Exercise description -
Copy out all lines carrying the word "with".

Input for this task -
*-*-*

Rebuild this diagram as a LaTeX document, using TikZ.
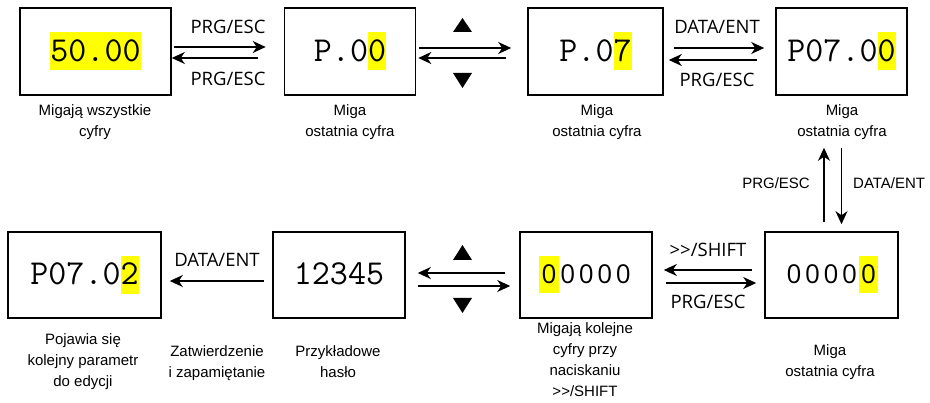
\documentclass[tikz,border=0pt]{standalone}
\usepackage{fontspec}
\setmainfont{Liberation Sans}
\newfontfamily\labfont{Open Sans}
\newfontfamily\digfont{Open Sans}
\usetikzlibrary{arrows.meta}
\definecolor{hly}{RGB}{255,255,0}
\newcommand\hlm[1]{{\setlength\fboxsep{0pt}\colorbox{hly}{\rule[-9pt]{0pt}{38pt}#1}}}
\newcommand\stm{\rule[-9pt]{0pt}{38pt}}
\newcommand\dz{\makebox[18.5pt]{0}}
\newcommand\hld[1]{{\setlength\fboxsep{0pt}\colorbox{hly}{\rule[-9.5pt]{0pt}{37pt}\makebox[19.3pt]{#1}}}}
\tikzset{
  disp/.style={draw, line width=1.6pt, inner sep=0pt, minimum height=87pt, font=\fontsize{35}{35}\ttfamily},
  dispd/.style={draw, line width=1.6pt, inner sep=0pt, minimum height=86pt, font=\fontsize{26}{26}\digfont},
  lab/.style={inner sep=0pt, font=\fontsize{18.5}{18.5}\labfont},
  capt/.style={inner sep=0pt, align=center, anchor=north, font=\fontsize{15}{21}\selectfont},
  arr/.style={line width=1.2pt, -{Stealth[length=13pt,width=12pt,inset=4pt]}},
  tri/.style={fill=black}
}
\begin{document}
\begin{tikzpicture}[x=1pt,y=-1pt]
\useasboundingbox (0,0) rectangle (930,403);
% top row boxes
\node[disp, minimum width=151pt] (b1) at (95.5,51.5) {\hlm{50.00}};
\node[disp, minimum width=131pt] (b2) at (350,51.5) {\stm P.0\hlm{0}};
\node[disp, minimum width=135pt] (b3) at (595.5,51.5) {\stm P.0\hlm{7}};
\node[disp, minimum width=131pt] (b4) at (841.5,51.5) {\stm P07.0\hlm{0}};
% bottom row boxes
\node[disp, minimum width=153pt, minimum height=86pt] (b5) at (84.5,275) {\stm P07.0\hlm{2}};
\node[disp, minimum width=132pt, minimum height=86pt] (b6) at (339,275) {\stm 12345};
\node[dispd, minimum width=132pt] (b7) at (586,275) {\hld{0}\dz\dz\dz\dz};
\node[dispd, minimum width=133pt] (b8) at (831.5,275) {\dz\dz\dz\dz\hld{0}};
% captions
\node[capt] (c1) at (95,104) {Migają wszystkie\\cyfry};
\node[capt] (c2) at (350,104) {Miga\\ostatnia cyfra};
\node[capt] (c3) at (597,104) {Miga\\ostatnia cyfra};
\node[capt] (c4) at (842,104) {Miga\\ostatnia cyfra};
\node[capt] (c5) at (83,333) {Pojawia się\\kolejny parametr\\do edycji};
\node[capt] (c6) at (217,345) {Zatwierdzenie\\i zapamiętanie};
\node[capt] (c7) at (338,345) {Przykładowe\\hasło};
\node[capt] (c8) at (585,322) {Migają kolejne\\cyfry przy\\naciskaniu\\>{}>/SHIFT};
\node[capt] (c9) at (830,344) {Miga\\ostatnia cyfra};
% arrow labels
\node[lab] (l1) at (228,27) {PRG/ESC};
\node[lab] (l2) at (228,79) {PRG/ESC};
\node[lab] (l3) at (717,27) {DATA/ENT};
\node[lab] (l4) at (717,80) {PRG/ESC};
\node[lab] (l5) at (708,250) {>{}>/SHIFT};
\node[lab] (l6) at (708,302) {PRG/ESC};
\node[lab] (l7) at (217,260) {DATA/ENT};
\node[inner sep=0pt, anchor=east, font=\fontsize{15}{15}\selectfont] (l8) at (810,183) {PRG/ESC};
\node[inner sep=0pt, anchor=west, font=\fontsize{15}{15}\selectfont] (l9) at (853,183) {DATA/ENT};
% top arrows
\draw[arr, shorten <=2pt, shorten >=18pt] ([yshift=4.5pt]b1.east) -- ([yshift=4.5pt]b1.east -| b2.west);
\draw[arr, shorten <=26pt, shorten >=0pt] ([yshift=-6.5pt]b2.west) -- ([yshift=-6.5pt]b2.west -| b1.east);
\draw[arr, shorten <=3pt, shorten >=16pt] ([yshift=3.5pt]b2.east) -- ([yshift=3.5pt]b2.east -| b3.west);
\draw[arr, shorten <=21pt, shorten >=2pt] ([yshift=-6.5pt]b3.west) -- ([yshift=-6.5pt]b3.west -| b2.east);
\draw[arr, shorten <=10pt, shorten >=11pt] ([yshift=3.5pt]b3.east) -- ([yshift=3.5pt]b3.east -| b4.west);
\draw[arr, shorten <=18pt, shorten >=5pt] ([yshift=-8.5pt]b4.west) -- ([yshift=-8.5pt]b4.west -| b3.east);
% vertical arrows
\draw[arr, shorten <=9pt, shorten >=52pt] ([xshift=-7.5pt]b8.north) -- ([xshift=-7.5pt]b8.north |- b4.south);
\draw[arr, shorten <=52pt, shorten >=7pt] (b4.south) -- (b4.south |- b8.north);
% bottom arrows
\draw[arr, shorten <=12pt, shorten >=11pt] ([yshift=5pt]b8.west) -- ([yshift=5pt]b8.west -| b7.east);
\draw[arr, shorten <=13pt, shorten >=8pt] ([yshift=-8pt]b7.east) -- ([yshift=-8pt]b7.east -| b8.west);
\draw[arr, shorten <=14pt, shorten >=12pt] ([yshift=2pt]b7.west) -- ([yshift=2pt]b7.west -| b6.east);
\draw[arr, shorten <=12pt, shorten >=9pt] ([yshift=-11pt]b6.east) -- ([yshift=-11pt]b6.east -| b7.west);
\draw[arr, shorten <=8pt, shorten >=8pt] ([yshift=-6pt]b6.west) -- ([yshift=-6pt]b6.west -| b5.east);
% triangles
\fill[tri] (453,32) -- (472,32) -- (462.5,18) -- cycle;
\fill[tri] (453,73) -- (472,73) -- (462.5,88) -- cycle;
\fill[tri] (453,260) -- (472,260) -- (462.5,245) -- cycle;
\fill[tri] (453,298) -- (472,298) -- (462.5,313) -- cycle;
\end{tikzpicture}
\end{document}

*-*-*

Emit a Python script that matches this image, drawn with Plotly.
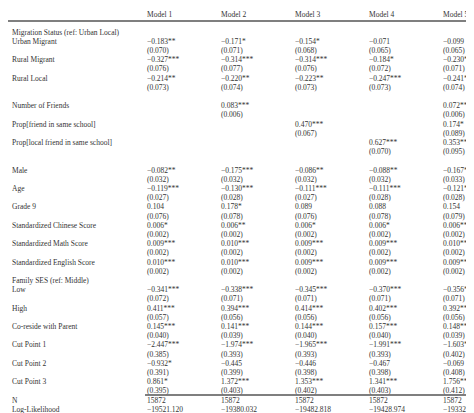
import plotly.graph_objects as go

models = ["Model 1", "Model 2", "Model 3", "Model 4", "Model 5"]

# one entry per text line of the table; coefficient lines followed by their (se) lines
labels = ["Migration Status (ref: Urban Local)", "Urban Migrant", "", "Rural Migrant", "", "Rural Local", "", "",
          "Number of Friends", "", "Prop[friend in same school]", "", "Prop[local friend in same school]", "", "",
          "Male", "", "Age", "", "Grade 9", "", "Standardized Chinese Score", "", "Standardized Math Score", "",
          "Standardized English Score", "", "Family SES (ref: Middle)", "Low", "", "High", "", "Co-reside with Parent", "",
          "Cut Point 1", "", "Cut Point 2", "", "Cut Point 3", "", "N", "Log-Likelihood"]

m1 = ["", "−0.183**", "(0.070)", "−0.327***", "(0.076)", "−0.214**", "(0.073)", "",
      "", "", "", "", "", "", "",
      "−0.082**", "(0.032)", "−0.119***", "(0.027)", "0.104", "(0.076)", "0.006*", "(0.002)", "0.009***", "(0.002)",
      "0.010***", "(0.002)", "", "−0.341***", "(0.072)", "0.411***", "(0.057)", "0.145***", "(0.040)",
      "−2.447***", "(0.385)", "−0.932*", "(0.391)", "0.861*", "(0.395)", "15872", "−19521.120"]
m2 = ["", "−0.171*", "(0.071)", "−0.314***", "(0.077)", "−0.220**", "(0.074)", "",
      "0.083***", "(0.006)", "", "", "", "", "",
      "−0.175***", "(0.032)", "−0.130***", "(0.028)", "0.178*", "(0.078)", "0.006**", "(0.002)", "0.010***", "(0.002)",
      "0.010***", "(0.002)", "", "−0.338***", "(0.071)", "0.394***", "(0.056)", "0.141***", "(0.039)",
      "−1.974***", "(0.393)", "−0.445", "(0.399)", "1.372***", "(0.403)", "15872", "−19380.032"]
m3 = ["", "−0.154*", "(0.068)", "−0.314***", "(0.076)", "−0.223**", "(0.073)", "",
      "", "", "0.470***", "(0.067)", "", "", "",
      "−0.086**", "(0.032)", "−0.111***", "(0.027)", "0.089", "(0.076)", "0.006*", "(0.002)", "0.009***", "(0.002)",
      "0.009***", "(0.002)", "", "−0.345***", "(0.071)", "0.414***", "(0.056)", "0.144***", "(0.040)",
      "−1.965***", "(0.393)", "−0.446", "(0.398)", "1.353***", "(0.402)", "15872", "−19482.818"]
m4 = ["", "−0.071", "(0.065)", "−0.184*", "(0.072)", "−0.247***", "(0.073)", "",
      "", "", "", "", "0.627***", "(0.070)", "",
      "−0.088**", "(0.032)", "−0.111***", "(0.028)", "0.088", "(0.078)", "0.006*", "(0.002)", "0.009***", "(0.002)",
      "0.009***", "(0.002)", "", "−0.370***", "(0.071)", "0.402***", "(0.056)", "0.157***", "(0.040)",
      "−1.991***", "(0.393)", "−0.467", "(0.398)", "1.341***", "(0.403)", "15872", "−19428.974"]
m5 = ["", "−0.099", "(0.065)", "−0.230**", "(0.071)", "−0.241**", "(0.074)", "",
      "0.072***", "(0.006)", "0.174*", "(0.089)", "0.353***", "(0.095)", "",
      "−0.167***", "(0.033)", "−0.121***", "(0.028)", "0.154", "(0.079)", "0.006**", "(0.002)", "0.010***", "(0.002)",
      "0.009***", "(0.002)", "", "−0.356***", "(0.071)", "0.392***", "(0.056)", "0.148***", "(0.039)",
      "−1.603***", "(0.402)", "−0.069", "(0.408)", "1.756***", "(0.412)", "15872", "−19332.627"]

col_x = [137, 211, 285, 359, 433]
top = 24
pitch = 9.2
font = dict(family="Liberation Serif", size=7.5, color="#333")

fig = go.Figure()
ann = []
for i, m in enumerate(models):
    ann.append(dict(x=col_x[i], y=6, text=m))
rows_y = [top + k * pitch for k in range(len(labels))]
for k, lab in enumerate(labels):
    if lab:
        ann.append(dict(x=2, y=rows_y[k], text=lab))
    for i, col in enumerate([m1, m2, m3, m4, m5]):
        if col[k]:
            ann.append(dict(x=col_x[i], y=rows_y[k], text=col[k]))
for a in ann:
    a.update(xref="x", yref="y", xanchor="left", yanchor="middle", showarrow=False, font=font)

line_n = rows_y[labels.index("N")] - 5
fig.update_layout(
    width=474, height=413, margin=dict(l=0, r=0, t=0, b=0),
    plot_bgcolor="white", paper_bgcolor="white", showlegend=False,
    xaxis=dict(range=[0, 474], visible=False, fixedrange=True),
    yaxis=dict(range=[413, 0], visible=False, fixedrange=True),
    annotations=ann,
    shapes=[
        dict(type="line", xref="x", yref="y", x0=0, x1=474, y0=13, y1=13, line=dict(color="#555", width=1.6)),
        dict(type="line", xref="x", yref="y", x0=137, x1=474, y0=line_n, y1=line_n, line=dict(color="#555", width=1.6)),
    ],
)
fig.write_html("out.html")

*-*-*

Solution -
Emit a Python script that matches this image, drawn with Plotly.
          "Standardized English Score", "", "Family SES (ref: Middle)", "Low", "", "High", "", "Co-reside with Parent", "",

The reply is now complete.